Stored data entries:
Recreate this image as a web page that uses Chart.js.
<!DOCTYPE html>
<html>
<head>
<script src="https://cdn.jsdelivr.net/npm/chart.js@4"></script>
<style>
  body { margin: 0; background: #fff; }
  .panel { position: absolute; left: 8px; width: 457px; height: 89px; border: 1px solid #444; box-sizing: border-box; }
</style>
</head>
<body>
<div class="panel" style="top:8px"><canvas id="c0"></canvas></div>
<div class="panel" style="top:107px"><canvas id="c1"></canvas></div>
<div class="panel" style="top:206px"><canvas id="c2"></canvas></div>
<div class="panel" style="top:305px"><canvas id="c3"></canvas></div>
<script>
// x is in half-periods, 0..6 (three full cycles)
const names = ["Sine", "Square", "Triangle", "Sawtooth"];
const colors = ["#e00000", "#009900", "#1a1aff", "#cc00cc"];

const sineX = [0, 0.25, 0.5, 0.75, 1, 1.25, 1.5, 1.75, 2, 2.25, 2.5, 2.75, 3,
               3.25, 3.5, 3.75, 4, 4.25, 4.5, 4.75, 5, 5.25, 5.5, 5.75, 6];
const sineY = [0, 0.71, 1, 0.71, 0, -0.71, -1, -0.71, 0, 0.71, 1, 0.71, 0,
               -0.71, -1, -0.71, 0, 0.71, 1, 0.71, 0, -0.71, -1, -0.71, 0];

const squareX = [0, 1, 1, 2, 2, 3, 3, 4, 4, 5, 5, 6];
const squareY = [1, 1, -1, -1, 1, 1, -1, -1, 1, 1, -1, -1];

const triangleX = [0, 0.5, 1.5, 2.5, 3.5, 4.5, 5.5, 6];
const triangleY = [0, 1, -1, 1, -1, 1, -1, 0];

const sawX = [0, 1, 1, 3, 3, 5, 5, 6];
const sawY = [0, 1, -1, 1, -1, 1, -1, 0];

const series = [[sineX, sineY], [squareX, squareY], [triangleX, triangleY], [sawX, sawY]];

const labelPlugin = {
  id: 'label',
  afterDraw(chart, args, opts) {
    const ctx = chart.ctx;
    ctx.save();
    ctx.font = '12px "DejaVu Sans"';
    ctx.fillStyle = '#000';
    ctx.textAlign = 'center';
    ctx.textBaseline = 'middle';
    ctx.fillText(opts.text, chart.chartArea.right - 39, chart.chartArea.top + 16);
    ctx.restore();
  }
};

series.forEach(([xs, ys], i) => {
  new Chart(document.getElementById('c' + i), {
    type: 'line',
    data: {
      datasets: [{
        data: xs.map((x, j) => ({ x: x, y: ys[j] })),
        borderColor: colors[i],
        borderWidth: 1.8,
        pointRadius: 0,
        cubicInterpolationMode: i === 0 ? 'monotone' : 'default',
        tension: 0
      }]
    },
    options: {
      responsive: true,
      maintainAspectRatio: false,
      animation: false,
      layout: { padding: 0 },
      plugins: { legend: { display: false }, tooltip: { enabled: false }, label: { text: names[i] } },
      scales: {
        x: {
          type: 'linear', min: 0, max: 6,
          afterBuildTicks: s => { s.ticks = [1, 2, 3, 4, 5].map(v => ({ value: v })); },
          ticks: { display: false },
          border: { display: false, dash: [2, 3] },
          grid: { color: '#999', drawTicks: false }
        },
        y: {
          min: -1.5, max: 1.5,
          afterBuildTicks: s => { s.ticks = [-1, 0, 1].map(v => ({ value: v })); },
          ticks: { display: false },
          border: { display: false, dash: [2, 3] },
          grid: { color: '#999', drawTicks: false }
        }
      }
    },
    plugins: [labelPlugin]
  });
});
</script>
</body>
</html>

--

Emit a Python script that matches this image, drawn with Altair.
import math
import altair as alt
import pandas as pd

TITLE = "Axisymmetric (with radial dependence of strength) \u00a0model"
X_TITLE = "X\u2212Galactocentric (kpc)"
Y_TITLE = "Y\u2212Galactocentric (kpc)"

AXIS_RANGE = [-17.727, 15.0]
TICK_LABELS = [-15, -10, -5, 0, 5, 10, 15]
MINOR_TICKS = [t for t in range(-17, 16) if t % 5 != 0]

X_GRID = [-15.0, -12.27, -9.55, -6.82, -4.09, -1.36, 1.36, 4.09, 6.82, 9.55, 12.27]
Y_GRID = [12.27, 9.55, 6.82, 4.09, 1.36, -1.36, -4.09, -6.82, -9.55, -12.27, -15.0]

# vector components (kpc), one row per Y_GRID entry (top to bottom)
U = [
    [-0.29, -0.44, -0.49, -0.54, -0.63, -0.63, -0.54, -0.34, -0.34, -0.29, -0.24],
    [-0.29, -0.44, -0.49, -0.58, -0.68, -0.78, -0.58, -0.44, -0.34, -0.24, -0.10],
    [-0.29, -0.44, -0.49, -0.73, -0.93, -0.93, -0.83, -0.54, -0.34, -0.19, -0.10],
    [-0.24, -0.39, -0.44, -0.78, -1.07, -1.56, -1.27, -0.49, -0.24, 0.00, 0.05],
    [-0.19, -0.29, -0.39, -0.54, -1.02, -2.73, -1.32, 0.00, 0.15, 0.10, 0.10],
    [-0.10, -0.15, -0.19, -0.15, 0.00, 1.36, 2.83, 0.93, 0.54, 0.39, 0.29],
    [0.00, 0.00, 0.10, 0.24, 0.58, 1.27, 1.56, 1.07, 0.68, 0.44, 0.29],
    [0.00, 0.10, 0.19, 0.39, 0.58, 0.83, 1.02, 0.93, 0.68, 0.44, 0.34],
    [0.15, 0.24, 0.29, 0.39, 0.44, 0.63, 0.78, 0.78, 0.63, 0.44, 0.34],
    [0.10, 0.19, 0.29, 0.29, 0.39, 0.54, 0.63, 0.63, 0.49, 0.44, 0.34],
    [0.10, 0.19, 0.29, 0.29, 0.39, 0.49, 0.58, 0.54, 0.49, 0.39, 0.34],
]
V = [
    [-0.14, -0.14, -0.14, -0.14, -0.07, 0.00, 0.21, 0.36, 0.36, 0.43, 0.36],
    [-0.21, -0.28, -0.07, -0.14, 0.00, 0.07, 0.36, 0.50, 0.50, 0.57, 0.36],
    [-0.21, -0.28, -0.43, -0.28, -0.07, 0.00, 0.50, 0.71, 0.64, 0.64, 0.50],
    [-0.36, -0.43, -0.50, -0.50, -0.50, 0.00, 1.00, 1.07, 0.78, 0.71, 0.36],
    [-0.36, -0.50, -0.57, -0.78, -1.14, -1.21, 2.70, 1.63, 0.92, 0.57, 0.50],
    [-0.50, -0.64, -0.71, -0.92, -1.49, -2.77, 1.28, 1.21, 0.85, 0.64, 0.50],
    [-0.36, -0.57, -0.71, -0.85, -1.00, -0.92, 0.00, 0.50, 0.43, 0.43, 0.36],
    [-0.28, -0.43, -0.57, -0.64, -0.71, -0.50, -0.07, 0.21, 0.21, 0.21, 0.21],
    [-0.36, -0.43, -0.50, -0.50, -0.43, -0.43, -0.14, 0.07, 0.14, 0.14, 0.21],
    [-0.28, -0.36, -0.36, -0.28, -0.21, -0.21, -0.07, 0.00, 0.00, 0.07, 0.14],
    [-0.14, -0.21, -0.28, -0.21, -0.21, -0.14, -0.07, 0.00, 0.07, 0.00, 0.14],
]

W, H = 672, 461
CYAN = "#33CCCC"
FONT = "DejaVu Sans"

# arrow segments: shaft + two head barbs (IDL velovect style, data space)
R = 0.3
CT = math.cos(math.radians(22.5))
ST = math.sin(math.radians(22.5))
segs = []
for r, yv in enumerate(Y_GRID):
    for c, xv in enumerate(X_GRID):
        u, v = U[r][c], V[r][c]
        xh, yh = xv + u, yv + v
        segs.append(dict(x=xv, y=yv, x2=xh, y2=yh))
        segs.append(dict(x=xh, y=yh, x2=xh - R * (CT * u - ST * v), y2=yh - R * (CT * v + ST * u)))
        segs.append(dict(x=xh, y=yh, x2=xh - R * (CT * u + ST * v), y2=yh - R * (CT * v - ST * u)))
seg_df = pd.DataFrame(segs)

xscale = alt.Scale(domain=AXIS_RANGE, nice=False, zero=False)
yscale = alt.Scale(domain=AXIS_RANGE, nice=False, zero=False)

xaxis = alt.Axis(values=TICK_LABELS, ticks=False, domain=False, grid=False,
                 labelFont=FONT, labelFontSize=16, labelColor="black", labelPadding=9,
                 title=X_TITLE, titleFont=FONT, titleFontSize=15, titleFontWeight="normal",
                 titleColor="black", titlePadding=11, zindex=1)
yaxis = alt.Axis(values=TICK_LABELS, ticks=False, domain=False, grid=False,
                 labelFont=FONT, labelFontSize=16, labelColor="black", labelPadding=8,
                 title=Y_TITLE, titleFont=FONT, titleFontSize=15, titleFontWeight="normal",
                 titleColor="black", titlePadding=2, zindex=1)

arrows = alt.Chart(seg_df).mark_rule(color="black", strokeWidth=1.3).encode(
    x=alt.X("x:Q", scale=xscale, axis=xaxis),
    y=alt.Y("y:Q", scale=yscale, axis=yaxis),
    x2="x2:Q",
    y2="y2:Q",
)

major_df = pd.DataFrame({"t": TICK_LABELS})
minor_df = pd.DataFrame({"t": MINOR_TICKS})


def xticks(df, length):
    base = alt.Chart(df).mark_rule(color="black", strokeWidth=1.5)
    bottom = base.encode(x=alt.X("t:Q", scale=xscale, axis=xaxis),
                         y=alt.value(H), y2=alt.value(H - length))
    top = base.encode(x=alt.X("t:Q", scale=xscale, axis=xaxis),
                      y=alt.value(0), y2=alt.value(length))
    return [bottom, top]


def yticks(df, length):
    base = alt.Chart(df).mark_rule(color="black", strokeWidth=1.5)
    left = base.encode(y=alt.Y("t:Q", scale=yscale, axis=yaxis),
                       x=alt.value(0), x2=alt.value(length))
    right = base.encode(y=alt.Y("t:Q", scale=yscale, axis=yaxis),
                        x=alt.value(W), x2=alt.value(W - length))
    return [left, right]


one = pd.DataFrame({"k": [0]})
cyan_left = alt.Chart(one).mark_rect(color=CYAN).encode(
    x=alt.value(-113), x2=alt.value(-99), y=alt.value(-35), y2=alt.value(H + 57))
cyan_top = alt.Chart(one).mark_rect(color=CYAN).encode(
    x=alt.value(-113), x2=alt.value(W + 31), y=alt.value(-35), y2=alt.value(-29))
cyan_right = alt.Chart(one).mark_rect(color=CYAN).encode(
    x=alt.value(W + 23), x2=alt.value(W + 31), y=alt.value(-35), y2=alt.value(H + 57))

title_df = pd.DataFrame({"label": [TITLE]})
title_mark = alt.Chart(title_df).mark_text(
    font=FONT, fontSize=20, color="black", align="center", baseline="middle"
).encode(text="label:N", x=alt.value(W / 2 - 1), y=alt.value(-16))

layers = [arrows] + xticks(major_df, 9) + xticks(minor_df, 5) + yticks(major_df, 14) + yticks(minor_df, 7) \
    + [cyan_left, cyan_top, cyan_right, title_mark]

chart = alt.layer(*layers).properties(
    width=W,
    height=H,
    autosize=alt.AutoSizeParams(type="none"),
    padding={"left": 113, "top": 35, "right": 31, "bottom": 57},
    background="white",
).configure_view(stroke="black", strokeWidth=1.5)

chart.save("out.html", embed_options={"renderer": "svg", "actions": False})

* * *

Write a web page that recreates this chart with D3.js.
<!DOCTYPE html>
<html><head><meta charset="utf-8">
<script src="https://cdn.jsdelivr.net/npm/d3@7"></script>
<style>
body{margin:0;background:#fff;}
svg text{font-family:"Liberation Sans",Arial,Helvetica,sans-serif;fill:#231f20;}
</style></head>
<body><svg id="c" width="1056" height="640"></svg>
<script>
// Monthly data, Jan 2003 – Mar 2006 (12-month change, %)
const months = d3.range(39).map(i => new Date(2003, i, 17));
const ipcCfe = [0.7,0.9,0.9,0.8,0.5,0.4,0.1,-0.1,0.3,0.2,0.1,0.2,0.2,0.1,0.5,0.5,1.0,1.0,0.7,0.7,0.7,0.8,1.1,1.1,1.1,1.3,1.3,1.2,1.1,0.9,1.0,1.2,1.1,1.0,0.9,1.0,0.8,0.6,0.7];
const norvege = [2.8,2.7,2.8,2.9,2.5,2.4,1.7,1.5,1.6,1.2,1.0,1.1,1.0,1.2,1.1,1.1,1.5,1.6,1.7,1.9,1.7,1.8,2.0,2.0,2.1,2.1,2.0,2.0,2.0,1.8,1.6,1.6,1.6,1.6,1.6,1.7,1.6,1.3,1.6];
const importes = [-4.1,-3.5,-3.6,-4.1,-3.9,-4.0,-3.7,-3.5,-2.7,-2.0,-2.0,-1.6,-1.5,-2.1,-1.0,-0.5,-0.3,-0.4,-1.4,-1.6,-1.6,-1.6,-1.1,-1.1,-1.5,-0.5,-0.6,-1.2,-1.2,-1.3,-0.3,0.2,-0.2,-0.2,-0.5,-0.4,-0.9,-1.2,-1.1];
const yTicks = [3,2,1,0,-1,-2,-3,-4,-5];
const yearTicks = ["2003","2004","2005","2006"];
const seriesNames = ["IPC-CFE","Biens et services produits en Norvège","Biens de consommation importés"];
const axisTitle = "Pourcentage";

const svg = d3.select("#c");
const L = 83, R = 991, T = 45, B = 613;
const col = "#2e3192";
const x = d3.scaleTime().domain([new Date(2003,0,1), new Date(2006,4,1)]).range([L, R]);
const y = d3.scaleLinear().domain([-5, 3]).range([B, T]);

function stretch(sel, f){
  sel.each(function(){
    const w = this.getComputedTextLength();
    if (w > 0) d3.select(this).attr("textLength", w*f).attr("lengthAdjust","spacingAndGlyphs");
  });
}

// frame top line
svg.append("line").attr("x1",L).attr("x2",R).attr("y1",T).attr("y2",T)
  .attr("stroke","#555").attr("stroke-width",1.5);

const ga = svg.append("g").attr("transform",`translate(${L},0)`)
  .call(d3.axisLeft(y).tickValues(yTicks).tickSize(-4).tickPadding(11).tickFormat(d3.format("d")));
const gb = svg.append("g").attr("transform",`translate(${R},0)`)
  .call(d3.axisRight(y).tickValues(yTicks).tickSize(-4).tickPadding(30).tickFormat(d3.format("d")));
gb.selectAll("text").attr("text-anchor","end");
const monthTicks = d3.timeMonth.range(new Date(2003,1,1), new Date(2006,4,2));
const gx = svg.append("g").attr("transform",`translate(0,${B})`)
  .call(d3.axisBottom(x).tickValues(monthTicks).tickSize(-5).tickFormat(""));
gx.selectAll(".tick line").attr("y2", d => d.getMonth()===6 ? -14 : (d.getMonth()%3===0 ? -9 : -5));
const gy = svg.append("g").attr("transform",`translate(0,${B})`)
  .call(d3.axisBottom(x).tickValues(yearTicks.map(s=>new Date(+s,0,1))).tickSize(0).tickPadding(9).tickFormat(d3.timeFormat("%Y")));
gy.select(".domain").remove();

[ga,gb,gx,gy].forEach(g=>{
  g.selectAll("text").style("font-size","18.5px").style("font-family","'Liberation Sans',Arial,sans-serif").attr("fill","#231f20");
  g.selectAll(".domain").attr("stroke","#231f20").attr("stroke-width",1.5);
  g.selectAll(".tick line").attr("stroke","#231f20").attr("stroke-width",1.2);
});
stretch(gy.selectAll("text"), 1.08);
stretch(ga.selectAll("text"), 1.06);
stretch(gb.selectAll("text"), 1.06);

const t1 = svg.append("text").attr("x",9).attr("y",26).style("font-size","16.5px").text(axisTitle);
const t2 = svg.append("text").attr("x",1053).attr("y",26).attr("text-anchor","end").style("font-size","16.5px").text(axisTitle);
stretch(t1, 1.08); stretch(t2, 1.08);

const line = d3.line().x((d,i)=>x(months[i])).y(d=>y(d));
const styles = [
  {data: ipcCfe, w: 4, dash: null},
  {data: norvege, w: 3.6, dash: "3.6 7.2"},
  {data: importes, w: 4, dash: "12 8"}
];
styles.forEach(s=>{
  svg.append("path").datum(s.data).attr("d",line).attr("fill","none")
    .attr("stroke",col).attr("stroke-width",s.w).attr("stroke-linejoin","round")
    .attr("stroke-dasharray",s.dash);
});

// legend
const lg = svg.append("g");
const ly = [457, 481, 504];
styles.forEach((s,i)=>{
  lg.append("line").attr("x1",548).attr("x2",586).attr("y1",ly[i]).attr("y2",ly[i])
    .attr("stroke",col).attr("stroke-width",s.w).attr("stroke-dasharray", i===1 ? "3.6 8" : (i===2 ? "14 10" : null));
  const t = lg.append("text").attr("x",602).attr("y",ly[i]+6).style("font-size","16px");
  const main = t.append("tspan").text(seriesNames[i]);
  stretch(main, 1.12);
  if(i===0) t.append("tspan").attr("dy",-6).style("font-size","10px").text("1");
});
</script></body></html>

_Exercise brief_: Transcribe the lines above from the one with "Emit a Python" through the one with "-9.55, -12.27, -15.0]". Include both ends and leave out every other line.

_Final answer_:
Emit a Python script that matches this image, drawn with Altair.
import math
import altair as alt
import pandas as pd

TITLE = "Axisymmetric (with radial dependence of strength) \u00a0model"
X_TITLE = "X\u2212Galactocentric (kpc)"
Y_TITLE = "Y\u2212Galactocentric (kpc)"

AXIS_RANGE = [-17.727, 15.0]
TICK_LABELS = [-15, -10, -5, 0, 5, 10, 15]
MINOR_TICKS = [t for t in range(-17, 16) if t % 5 != 0]

X_GRID = [-15.0, -12.27, -9.55, -6.82, -4.09, -1.36, 1.36, 4.09, 6.82, 9.55, 12.27]
Y_GRID = [12.27, 9.55, 6.82, 4.09, 1.36, -1.36, -4.09, -6.82, -9.55, -12.27, -15.0]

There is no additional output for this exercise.